In legislation that Texas Representative Ron Paul has attempted to get through Congress for a number of years, his proposal that would require an GAO audit of the nation’s Federal Reserve is pending inclusion into a financial reform bill in the Senate.

Texas Representative Ron PaulPaul’s D.C. office said they are hopeful that the bill will be officially included by the end of next week.

Paul’s “Audit the Fed” legislation has already been approved by the House of Representatives last year and is awaiting passage in the Senate.  The bill would require the audit’s findings to be presented to Congress and be made publicly available.

“With unprecedented turmoil in the financial markets, the people are demanding to know and understand the extent of the Federal Reserve’s involvement in the creation of out-of-control business cycles, who they are helping, and how,” Paul argued shortly before his bill’s passage in the House.
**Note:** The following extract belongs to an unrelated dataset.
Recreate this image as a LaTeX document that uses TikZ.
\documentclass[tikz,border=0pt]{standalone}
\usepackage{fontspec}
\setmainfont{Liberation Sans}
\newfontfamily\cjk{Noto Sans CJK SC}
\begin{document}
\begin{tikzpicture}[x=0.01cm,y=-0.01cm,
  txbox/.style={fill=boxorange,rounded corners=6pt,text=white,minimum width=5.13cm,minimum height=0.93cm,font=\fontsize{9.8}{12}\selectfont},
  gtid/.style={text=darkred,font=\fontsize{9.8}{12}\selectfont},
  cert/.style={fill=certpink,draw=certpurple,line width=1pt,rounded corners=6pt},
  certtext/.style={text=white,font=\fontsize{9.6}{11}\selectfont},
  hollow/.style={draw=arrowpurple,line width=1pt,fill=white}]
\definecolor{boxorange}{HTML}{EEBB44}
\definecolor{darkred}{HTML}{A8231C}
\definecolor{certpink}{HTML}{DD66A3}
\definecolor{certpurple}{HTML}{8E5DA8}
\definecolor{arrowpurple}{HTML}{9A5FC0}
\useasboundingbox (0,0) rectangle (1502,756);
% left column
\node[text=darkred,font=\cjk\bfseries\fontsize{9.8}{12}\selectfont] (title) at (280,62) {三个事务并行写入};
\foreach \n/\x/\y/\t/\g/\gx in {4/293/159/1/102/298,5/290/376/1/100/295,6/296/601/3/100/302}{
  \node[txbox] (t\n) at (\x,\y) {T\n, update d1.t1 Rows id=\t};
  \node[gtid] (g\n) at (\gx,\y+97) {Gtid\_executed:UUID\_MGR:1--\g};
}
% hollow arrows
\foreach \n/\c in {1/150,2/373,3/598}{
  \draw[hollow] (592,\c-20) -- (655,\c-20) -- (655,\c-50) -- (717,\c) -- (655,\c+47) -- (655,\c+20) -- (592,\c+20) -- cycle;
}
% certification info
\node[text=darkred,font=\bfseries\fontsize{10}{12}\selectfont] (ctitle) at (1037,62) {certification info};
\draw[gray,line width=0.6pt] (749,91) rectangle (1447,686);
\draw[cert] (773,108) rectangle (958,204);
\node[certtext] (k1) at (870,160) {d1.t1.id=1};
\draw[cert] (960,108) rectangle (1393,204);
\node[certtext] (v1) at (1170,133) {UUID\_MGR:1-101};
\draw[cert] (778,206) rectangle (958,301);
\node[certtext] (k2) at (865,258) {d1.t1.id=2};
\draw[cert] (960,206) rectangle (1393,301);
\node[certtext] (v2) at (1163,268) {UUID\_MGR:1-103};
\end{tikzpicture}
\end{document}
Federal Reserve officials and some legislators, who are used to operating under a cloak of secrecy, are naturally opposed to the move to open up the Fed’s system of accountability.  “Legislators supporting secrecy and more power for the Fed are wildly out of touch with the nation and their constituents, not to mention the Constitution,” wrote Alex Newman for the New American magazine.

“Congress should swiftly audit the Fed. And after the American people find out what has been going on, it should be promptly abolished.”